_Dataset records_.

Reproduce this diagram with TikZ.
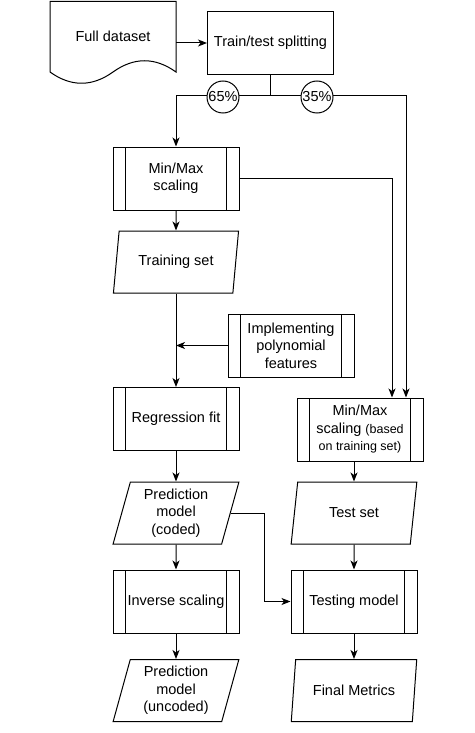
\documentclass[tikz,border=0pt]{standalone}
\usepackage{fontspec}
\setmainfont{Liberation Sans}
\usetikzlibrary{shapes.geometric,arrows.meta}

\begin{document}
\begin{tikzpicture}[x=1pt,y=-1pt]
  \tikzset{every node/.style={font=\fontsize{14.5}{17.5}\selectfont, align=center},
    box/.style={draw, line width=1pt, minimum width=126pt, minimum height=63pt, inner sep=1pt},
    procbox/.style={box, path picture={
        \draw[line width=1pt] ([xshift=12.5pt]path picture bounding box.north west) -- ([xshift=12.5pt]path picture bounding box.south west);
        \draw[line width=1pt] ([xshift=-12.5pt]path picture bounding box.north east) -- ([xshift=-12.5pt]path picture bounding box.south east);}},
    databox/.style={draw, line width=1pt, trapezium, trapezium left angle=76, trapezium right angle=104,
      trapezium stretches=true, minimum width=126pt, minimum height=62pt, inner sep=1pt},
    docbox/.style={minimum width=126pt, minimum height=63pt},
    pct/.style={draw, circle, fill=white, line width=1pt, minimum size=32pt, inner sep=0pt},
    arr/.style={line width=1pt, -{Stealth[length=9pt,width=7pt,inset=2.5pt]}},
    line/.style={line width=1pt}}
  \useasboundingbox (0,0) rectangle (474,733);
  % left column
  \node[docbox] (full) at (113,43) {\raisebox{13pt}{Full dataset}};
  \node[box] (split) at (270.5,43) {Train/test splitting};
  \node[procbox] (mml) at (176,178.5) {Min/Max\\scaling};
  \node[databox] (train) at (176,262) {Training set};
  \node[procbox] (poly) at (291,345.5) {Implementing\\polynomial\\features};
  \node[procbox] (fit) at (176,419) {Regression fit};
  \node[databox] (pc) at (176,513) {Prediction\\model\\(coded)};
  \node[procbox] (inv) at (176,601.5) {Inverse scaling};
  \node[databox] (pu) at (176,690.5) {Prediction\\model\\(uncoded)};
  % right column
  \node[procbox] (mmr) at (360,429.5) {Min/Max\\scaling {\fontsize{12.5}{17.5}\selectfont (based}\\{\fontsize{12.5}{17.5}\selectfont on training set)}};
  \node[databox] (tst) at (354,513) {Test set};
  \node[procbox] (tm) at (354,601.5) {Testing model};
  \node[databox] (fm) at (354,690.5) {Final Metrics};

  \draw[line] (50,1.5) -- (50,72) .. controls (71,87) and (92,87) .. (113,72)
    .. controls (134,57) and (155,57) .. (176,72) -- (176,1.5) -- cycle;
  \draw[arr] (full.east) -- (split.west);
  \draw[line] (split.south) -- ++(0,21) coordinate (fork);
  \draw[arr] (fork) -| (mml.north);
  \draw[arr] (fork) -| ([xshift=46pt]mmr.north);
  \draw[arr] (mml.east) -| ([xshift=32pt]mmr.north);
  \draw[arr] (mml) -- (train);
  \draw[arr] (train) -- (fit);
  \draw[arr] (poly.west) -- (poly.west -| train.south);
  \draw[arr] (fit) -- (pc);
  \draw[arr] (pc) -- (inv);
  \draw[arr] (inv) -- (pu);
  \draw[arr] (mmr.south -| tst.north) -- (tst.north);
  \draw[arr] (tst) -- (tm);
  \draw[arr] (tm) -- (fm);
  \draw[arr] (pc.east) -- ++(34,0) |- (tm.west);
  \node[pct] (p65) at (223,97) {65\%};
  \node[pct] (p35) at (317,97) {35\%};
\end{tikzpicture}
\end{document}
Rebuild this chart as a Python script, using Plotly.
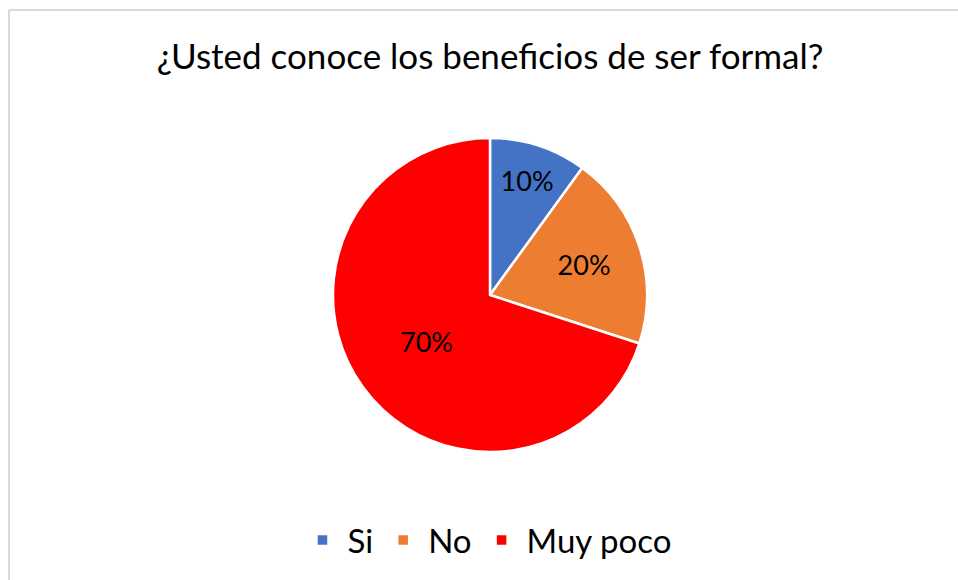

_The problem_. Pictures in the records above are left out; print everything else exactly as written.

_Final answer_.
Reproduce this diagram with TikZ.
\documentclass[tikz,border=0pt]{standalone}
\usepackage{fontspec}
\setmainfont{Liberation Sans}
\usetikzlibrary{shapes.geometric,arrows.meta}

\begin{document}
\begin{tikzpicture}[x=1pt,y=-1pt]
  \tikzset{every node/.style={font=\fontsize{14.5}{17.5}\selectfont, align=center},
    box/.style={draw, line width=1pt, minimum width=126pt, minimum height=63pt, inner sep=1pt},
    procbox/.style={box, path picture={
        \draw[line width=1pt] ([xshift=12.5pt]path picture bounding box.north west) -- ([xshift=12.5pt]path picture bounding box.south west);
        \draw[line width=1pt] ([xshift=-12.5pt]path picture bounding box.north east) -- ([xshift=-12.5pt]path picture bounding box.south east);}},
    databox/.style={draw, line width=1pt, trapezium, trapezium left angle=76, trapezium right angle=104,
      trapezium stretches=true, minimum width=126pt, minimum height=62pt, inner sep=1pt},
    docbox/.style={minimum width=126pt, minimum height=63pt},
    pct/.style={draw, circle, fill=white, line width=1pt, minimum size=32pt, inner sep=0pt},
    arr/.style={line width=1pt, -{Stealth[length=9pt,width=7pt,inset=2.5pt]}},
    line/.style={line width=1pt}}
  \useasboundingbox (0,0) rectangle (474,733);
  % left column
  \node[docbox] (full) at (113,43) {\raisebox{13pt}{Full dataset}};
  \node[box] (split) at (270.5,43) {Train/test splitting};
  \node[procbox] (mml) at (176,178.5) {Min/Max\\scaling};
  \node[databox] (train) at (176,262) {Training set};
  \node[procbox] (poly) at (291,345.5) {Implementing\\polynomial\\features};
  \node[procbox] (fit) at (176,419) {Regression fit};
  \node[databox] (pc) at (176,513) {Prediction\\model\\(coded)};
  \node[procbox] (inv) at (176,601.5) {Inverse scaling};
  \node[databox] (pu) at (176,690.5) {Prediction\\model\\(uncoded)};
  % right column
  \node[procbox] (mmr) at (360,429.5) {Min/Max\\scaling {\fontsize{12.5}{17.5}\selectfont (based}\\{\fontsize{12.5}{17.5}\selectfont on training set)}};
  \node[databox] (tst) at (354,513) {Test set};
  \node[procbox] (tm) at (354,601.5) {Testing model};
  \node[databox] (fm) at (354,690.5) {Final Metrics};

  \draw[line] (50,1.5) -- (50,72) .. controls (71,87) and (92,87) .. (113,72)
    .. controls (134,57) and (155,57) .. (176,72) -- (176,1.5) -- cycle;
  \draw[arr] (full.east) -- (split.west);
  \draw[line] (split.south) -- ++(0,21) coordinate (fork);
  \draw[arr] (fork) -| (mml.north);
  \draw[arr] (fork) -| ([xshift=46pt]mmr.north);
  \draw[arr] (mml.east) -| ([xshift=32pt]mmr.north);
  \draw[arr] (mml) -- (train);
  \draw[arr] (train) -- (fit);
  \draw[arr] (poly.west) -- (poly.west -| train.south);
  \draw[arr] (fit) -- (pc);
  \draw[arr] (pc) -- (inv);
  \draw[arr] (inv) -- (pu);
  \draw[arr] (mmr.south -| tst.north) -- (tst.north);
  \draw[arr] (tst) -- (tm);
  \draw[arr] (tm) -- (fm);
  \draw[arr] (pc.east) -- ++(34,0) |- (tm.west);
  \node[pct] (p65) at (223,97) {65\%};
  \node[pct] (p35) at (317,97) {35\%};
\end{tikzpicture}
\end{document}
Rebuild this chart as a Python script, using Plotly.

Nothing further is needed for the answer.